Would you still think it is worth it with one of those 3 options?

Another potential issue is speed/performance. These sample images have been taking between 0.5 - 3 seconds to process. This could really slow down performance on pages with heavy image use. I won't know how bad it is until I can play around with it in the actual extension.

tonyram57 commented 5 months ago

Thanks for all your hard work. I did not realize how difficult filtering images would be. I thought it would be as simple as just detecting the text and then blocking the image. I forgot that the actual background image can trigger text which can make false positives.

It's up to you. I say you can go for it if you have the time but make it a beta feature you must turn on by default that will impact performance and may not work right.
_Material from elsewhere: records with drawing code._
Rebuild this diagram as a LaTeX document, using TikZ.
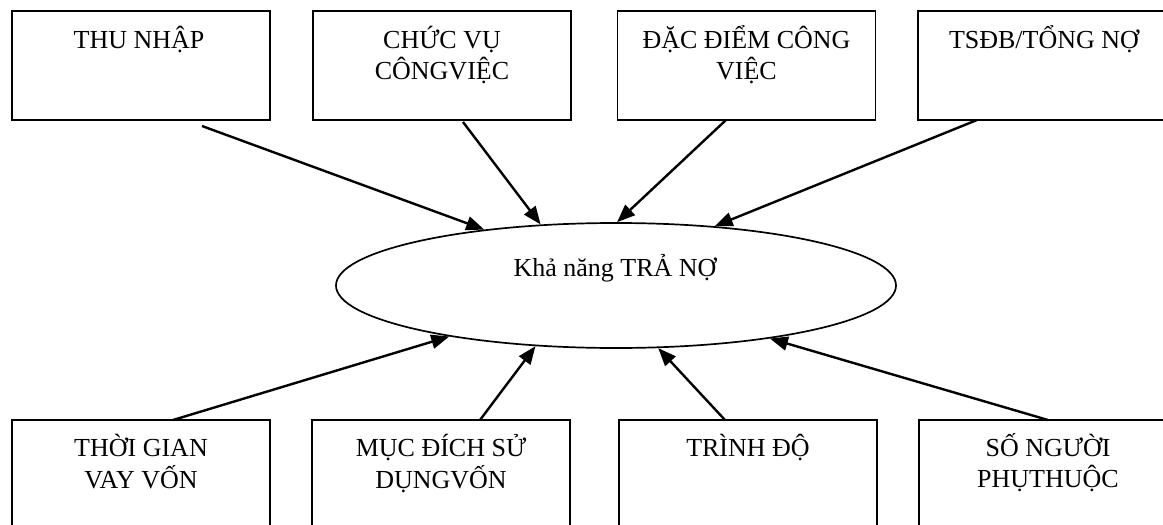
\documentclass[tikz,border=0pt]{standalone}
\usepackage{fontspec}
\setmainfont{Liberation Serif}
\usetikzlibrary{shapes.geometric,arrows.meta}
\newcommand{\twol}[1]{\begin{tabular}[t]{@{}c@{}}#1\end{tabular}}
\begin{document}
\begin{tikzpicture}[x=1pt,y=-1pt,
  box/.style={draw, line width=1.7pt, minimum width=258pt, minimum height=109pt, inner sep=0pt, outer sep=0pt},
  lab/.style={anchor=base, inner sep=0pt, font=\fontsize{26}{31}\selectfont},
  arr/.style={line width=2.4pt, -{Triangle[length=18pt,width=14pt]}},
  ell/.style={draw, ellipse, line width=1.7pt, minimum width=560pt, minimum height=125pt, inner sep=0pt}
]
\useasboundingbox (0,0) rectangle (1163,525);
\clip (0,0) rectangle (1163,525);

% top boxes
\node[box] (b1) at (141,65.5) {};
\node[box] (b2) at (442,65.5) {};
\node[box] (b3) at (746.5,65.5) {};
\node[box] (b4) at (1047,65.5) {};
\node[lab] (t1) at (139,48) {\twol{THU NHẬP}};
\node[lab] (t2) at (442,48) {\twol{CHỨC VỤ\\CÔNGVIỆC}};
\node[lab] (t3) at (746.5,48) {\twol{ĐẶC ĐIỂM CÔNG\\VIỆC}};
\node[lab] (t4) at (1044,48) {\twol{TSĐB/TỔNG NỢ}};

% bottom boxes
\node[box] (b5) at (141,474.5) {};
\node[box] (b6) at (441,474.5) {};
\node[box] (b7) at (748,474.5) {};
\node[box] (b8) at (1048,474.5) {};
\node[lab] (t5) at (141,456) {\twol{THỜI GIAN\\VAY VỐN}};
\node[lab] (t6) at (441,456) {\twol{MỤC ĐÍCH SỬ\\DỤNGVỐN}};
\node[lab] (t7) at (748,456) {\twol{TRÌNH ĐỘ}};
\node[lab] (t8) at (1048,456) {\twol{SỐ NGƯỜI\\PHỤTHUỘC}};

% ellipse
\node[ell] (e) at (616,285.5) {};
\node[lab] (kn) at (615,276) {Khả năng TRẢ NỢ};

% arrow start points
\coordinate (s1) at (202,126);
\coordinate (s2) at (463,122);
\coordinate (s3) at (726,120);
\coordinate (s4) at (977,120);
\coordinate (s5) at (173,420);
\coordinate (s6) at (480,420);
\coordinate (s7) at (725,420);
\coordinate (s8) at (1048,420);

\draw[arr] (s1) -- (e.157.7);
\draw[arr] (s2) -- (e.141.9);
\draw[arr] (s3) -- (e.89.4);
\draw[arr] (s4) -- (e.31.9);
\draw[arr] (s5) -- (e.197.2);
\draw[arr] (s6) -- (e.217.9);
\draw[arr] (s7) -- (e.304.8);
\draw[arr] (s8) -- (e.341.4);
\end{tikzpicture}
\end{document}
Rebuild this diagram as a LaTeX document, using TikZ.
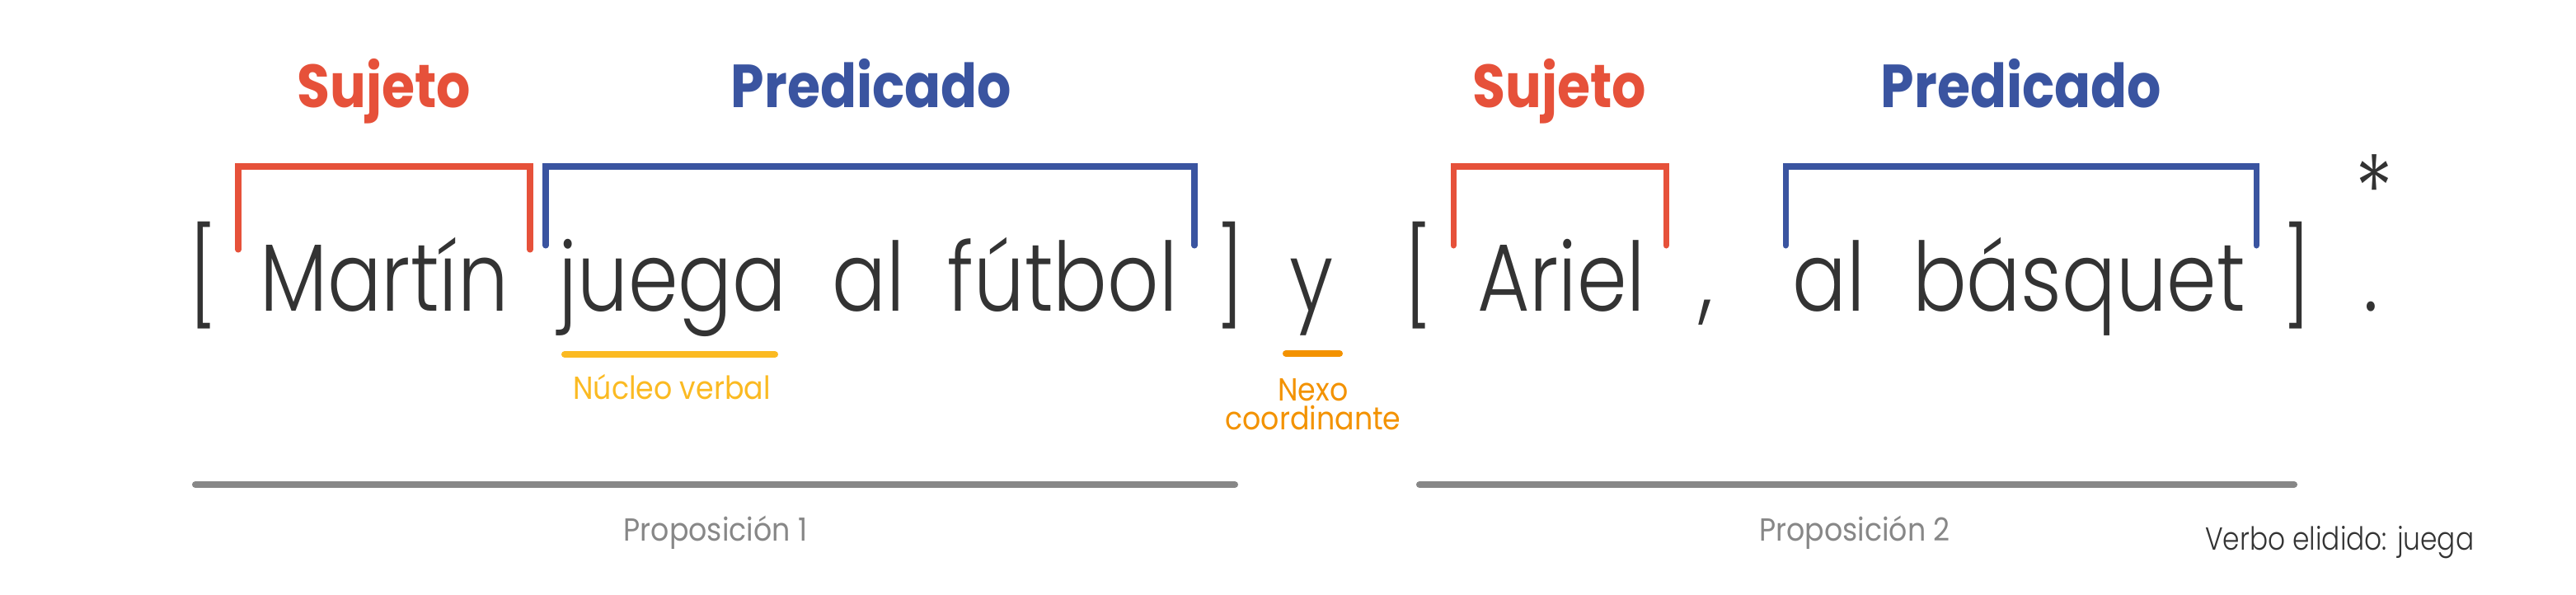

I am still going to visit social media where I encounter it the most. I made some real person friends there I connect too that hit me through hard times. I am not going to let the bad apples spoiled it for me. But anyway thanks for all your work.

richardfrost commented 5 months ago

@tonyram57 Yeah, it is a hard problem to solve. It reminds me of this funny comic: https://xkcd.com/1425/, which illustrates the issue pretty well. There are some things that seem hard that turn out to be very easy, and others that seem simple (like this one), but turn out to be almost impossible.

I'll keep it on the list to at least try with an integration in the code and see how it goes when I have some time.

I'm glad you found a good group of people though, even if you have to put up with seeing some things you don't want to see.

tonyram57 commented 5 months ago

Thanks. The worst part about it is that the most profanity about 90% I see in images is f off and f you. It seems that's very popular in images on social media which is annoying.

richardfrost commented 5 months ago

Yeah, that is annoying. Well, sorry I can't do anything with the filter yet. Maybe one day we'll be able to help with that issue.